Despite this line reasoning, most of these “excess deposits” are still sitting on the sidelines and are still quite suspicious of the stock market, making this bull so “quiet”.
They deserve to be suspicious. Too many false hopes, like the ephemeral mini-rally last September, have left enough scars on Chinese retail investors’ sentiment. It will take a lot of convincing for them to really consider entering the market again.
On the other hand, I believe it is a great thing take it slowly. The worst thing to happen now is to have a “crazy bull” again, only for it to crash soon, wiping out wealth and adding further pains to households, repeating past cycles.
Can we break free from the “short bull, long bear” cycles?
Will we repeat past cycles, or is it beginning of something new?
All of the tailwinds that I discuss above are long-term in nature. Regardless of how the current cycle plays out, I believe these tailwinds will remain in place for years, even decades. So it is not impossible that, just like the housing reform in 1999 initiated more than 2 decades of property market boom, we may be at the doorstep of a new era when the capital market takes the center stage.
But is a multi-decade “slow bull” really realizable? It’s the most ideal scenario, but I won’t believe it will come so easily. A key feature of China’s market has been short, eruptive bulls, only to be followed by long, painful bears. In Chinese, it’s called “牛短熊长 short bull, long bear”. As the fundamental retail-driven investor base has not changed, this feature will not disappear instantly.

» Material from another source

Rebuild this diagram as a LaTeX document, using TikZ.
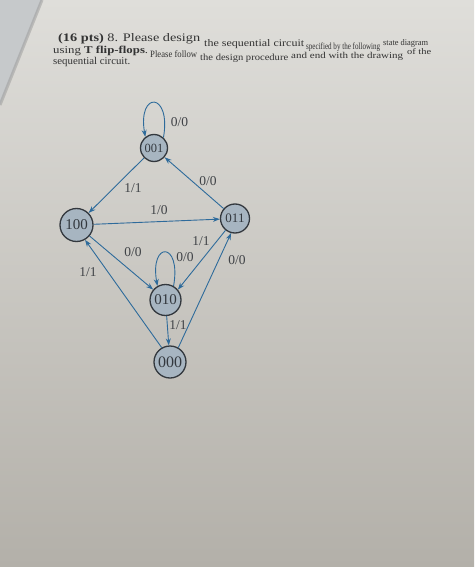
\documentclass[tikz,border=0pt]{standalone}
\usepackage{fontspec}
\setmainfont{Liberation Serif}
\usepackage{graphicx}
\usetikzlibrary{arrows.meta,shadings}
\definecolor{paperTop}{HTML}{DFDEDA}
\definecolor{paperMid}{HTML}{CFCDC8}
\definecolor{paperBot}{HTML}{B3B0A9}
\definecolor{corner}{HTML}{C6C9CB}
\definecolor{ink}{HTML}{333333}
\definecolor{stfill}{HTML}{A7B5C1}
\definecolor{stline}{HTML}{33383E}
\definecolor{arr}{HTML}{2E6B9B}
\definecolor{lab}{HTML}{404347}
\tikzset{
  state/.style={circle, draw=stline, line width=1.3pt, fill=stfill, inner sep=0pt, text=stline},
  trans/.style={draw=arr, line width=0.9pt, -{Stealth[length=7pt,width=5pt]}},
  lbl/.style={text=lab, font=\fontsize{13.5}{13.5}\selectfont, inner sep=0pt},
  seg/.style={anchor=base west, inner sep=0pt, text=ink},
}
\begin{document}
\begin{tikzpicture}[x=1pt,y=-1pt]
\useasboundingbox (0,0) rectangle (474,567);
\shade[top color=paperTop, middle color=paperMid, bottom color=paperBot] (0,0) rectangle (474,567);
\fill[corner] (0,0) -- (42,0) -- (0,105) -- cycle;
\draw[line width=3pt, color=black!40, opacity=0.5] (42,0) -- (0,105);

% title text (baselines)
\node[seg] (t1) at (58,42) {\resizebox{142pt}{8pt}{\textbf{(16 pts)} 8. Please design}};
\node[seg] (t2) at (204,47) {\resizebox{100pt}{7pt}{the sequential circuit}};
\node[seg] (t3) at (306,49.5) {\resizebox{74pt}{6.6pt}{specified by the following}};
\node[seg] (t4) at (383,45.5) {\resizebox{45pt}{6pt}{state diagram}};
\node[seg] (t5) at (53,54) {\resizebox{95pt}{7.4pt}{using \textbf{T flip-flops}.}};
\node[seg] (t6) at (150,58) {\resizebox{47pt}{6.8pt}{Please follow}};
\node[seg] (t7) at (200,61) {\resizebox{88pt}{6.5pt}{the design procedure}};
\node[seg] (t8) at (291,58.5) {\resizebox{112pt}{6.2pt}{and end with the drawing}};
\node[seg] (t9) at (407,55) {\resizebox{24pt}{6pt}{of the}};
\node[seg] (t10) at (53,65) {\resizebox{77pt}{7.2pt}{sequential circuit.}};

% states
\node[state, minimum size=27pt, font=\fontsize{12.5}{12.5}\selectfont] (s001) at (154,148) {001};
\node[state, minimum size=29pt, font=\fontsize{13}{13}\selectfont] (s011) at (235,218.5) {011};
\node[state, minimum size=33pt, font=\fontsize{15}{15}\selectfont] (s100) at (76.5,225) {100};
\node[state, minimum size=31pt, font=\fontsize{15}{15}\selectfont] (s010) at (165.5,300) {010};
\node[state, minimum size=32pt, font=\fontsize{16}{16}\selectfont] (s000) at (170,362) {000};

% transitions
\draw[trans] (s001.48) .. controls +(8,-46) and +(-8,-46) .. (s001.128);
\draw[trans] (s001) -- (s100);
\draw[trans] (s011) -- (s001);
\draw[trans] (s100) -- (s011);
\draw[trans] (s100) -- (s010);
\draw[trans] (s011) -- (s010.40);
\draw[trans] (s010.60) .. controls +(8,-45) and +(-8,-45) .. (s010.120);
\draw[trans] (s010) -- (s000);
\draw[trans] (s000.120) -- (s100.-60);
\draw[trans] (s000.60) -- (s011.-105);

% labels
\node[lbl] (l1) at (179.5,122) {0/0};
\node[lbl] (l2) at (133,188) {1/1};
\node[lbl] (l3) at (208,181) {0/0};
\node[lbl] (l4) at (159,210) {1/0};
\node[lbl] (l5) at (133,252) {0/0};
\node[lbl] (l6) at (185,257) {0/0};
\node[lbl] (l7) at (201,241) {1/1};
\node[lbl] (l8) at (237,260) {0/0};
\node[lbl] (l9) at (88,272) {1/1};
\node[lbl] (l10) at (178,325) {1/1};
\end{tikzpicture}
\end{document}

Like all big things in China, changes do not come in a day, but through “waves” - one iteration after another, until one day when we look back, we realize the time has changed, yet it’s never easy to pinpoint exactly when.
While the boom and bust cycles will continue, it’s very likely that we are going through a new round of “iterations” that will be markedly different from previous cycles. Again, it’s important to note that we now have a government that’s getting more sophisticated with dealing with the capital market each day. One key example is that back in April, Chinese central bankers have confirmed a “quasi-market stabilization fund” is effectively in place, which functions as buyer of last resort and has been purchasing shares when the market sentiment was extremely low. It’s important to note that it’s called “market stabilization fund”, not a “share-pumping fund” for a reason. The implication is that, if this current bull swerves into something crazy, now the “National Team” also has enough chips to cool down the market and avoid extreme market movements.
If they can play it right this time, they have a chance at shepherding the Quiet Bull into a multi-decade Slow Bull.